I have hard policies on my own blog: I don't have ads or host giveaways, I don't accept samples or gifts and I unsubscribe from press releases in order to limit the grey areas in my blogging life. I admire the few bloggers who seem to juggle all of these competing interests while still maintaining editorial integrity. For me, it's easier to just avoid creating more grey areas in an already very grey community where bloggers, media, retailers, PR professionals et al seamlessly mingle.

But I do think these exchanges, gifts, quid-pro-quos are not always understood or represented honestly by many bloggers and retailers (despite guidelines). They drink their own Kool-Aid and congratulate themselves for being part of a big mutually-supportive community. But in many cases, that support has very little to do with real knowledge, authenticity or respect. And it can be fleeting and fickle unless that fire is constantly stoked on both sides, which makes it so much more insidious to me.


No doubt, there are exceptions; individuals and business we can confidently support. Knowledge and experience are critical too — getting to know people, using and living with their products, reading a blog over time - these create experiences that go a whole lot deeper than reblogging a press release.

And sometimes it does all turn out just as you hoped and people and businesses meet and exceed your expectations in ways that are wonderful and worth sharing. But it's too easy for a blogger or business to make all the right noises about integrity and authenticity. It's more difficult to embody those principles and to grow while keeping them intact. There are also blog posts that I feel, in retrospect, I threw out there too quickly, too eagerly.

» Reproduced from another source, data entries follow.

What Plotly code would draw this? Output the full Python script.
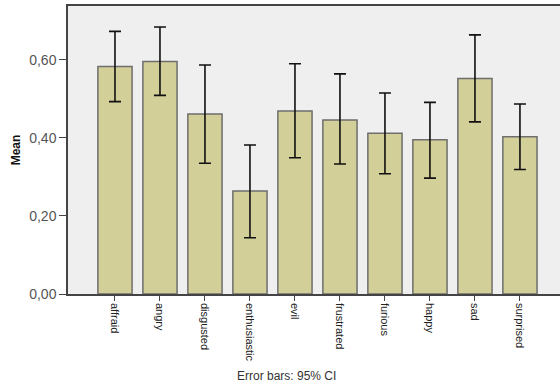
import plotly.graph_objects as go

categories = ["affraid", "angry", "disgusted", "enthusiastic", "evil",
              "frustrated", "furious", "happy", "sad", "surprised"]
means = [0.583, 0.596, 0.461, 0.264, 0.469, 0.446, 0.412, 0.395, 0.552, 0.403]
ci_upper = [0.673, 0.684, 0.587, 0.382, 0.590, 0.564, 0.515, 0.491, 0.664, 0.487]
ci_lower = [0.493, 0.509, 0.335, 0.144, 0.349, 0.333, 0.308, 0.297, 0.441, 0.319]

err_plus = [u - m for u, m in zip(ci_upper, means)]
err_minus = [m - l for m, l in zip(means, ci_lower)]
xpos = list(range(len(categories)))

fig = go.Figure(go.Bar(
    x=xpos, y=means, width=0.76,
    marker=dict(color="#d3cf98", line=dict(color="#6e6e6e", width=1.5)),
    error_y=dict(type="data", symmetric=False, array=err_plus, arrayminus=err_minus,
                 color="#111111", thickness=1.6, width=6),
))

fig.update_layout(
    width=560, height=387,
    margin=dict(l=68, r=0, t=6, b=93),
    paper_bgcolor="white", plot_bgcolor="#efefef",
    separators=",.",
    showlegend=False,
    font=dict(family="Liberation Sans, Arial, sans-serif", color="#333333"),
    annotations=[dict(text="Error bars: 95% CI", x=0.445, xref="paper", y=-0.285, yref="paper",
                      xanchor="center", yanchor="middle", showarrow=False,
                      font=dict(size=12, color="#333333"))],
)
fig.update_xaxes(
    tickmode="array", tickvals=xpos, ticktext=categories, tickangle=90,
    range=[-1.044, 9.89], showgrid=False, zeroline=False, automargin=False,
    showline=True, linecolor="#444444", linewidth=1.5, mirror=True,
    ticks="outside", ticklen=5, tickcolor="#444444",
    tickfont=dict(size=11, color="#222222"),
)
fig.update_yaxes(
    range=[0, 0.738], tickvals=[0, 0.2, 0.4, 0.6], tickformat=".2f",
    showgrid=False, zeroline=False, automargin=False,
    showline=True, linecolor="#444444", linewidth=1.5, mirror=True,
    ticks="outside", ticklen=7, tickcolor="#444444",
    tickfont=dict(size=14, color="#555555"),
    title=dict(text="<b>Mean</b>", font=dict(size=12, color="#111111"), standoff=6),
)

fig.write_html("out.html", config={"displayModeBar": False},
               post_script="document.body.style.margin='0';")
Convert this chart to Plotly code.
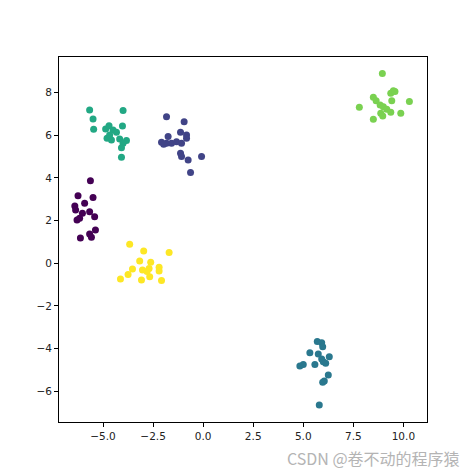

I've been thinking a lot about this lately because I hate seeing myself flip on things I once supported openly and vocally. It makes me feel like I was gullible, but also that I was rash when I ought to have felt a responsibility to be cautious. And so I want to instead commit to a more open kind of neutrality... an approach right down the middle of the spectrum. This isn't about being negative or cynical, rather not wanting to be in a position where my support wanes as deeper layers are exposed.

I really aspire to be a person whose support and loyalty is meaningful, long-held and true. I know I'll make mistakes and I know that I can't account for how people and businesses change as they grow. At the outset, I too loved the default positivity of the blogworld, but I've long questioned the substance and motivation behind that attitude (especially since writing this post with Hila). So, I'm going to hold back my support for longer in the future. And when I do give it away it will be something much more meaningful, for me and the person I'm supporting, and for anybody who is still reading.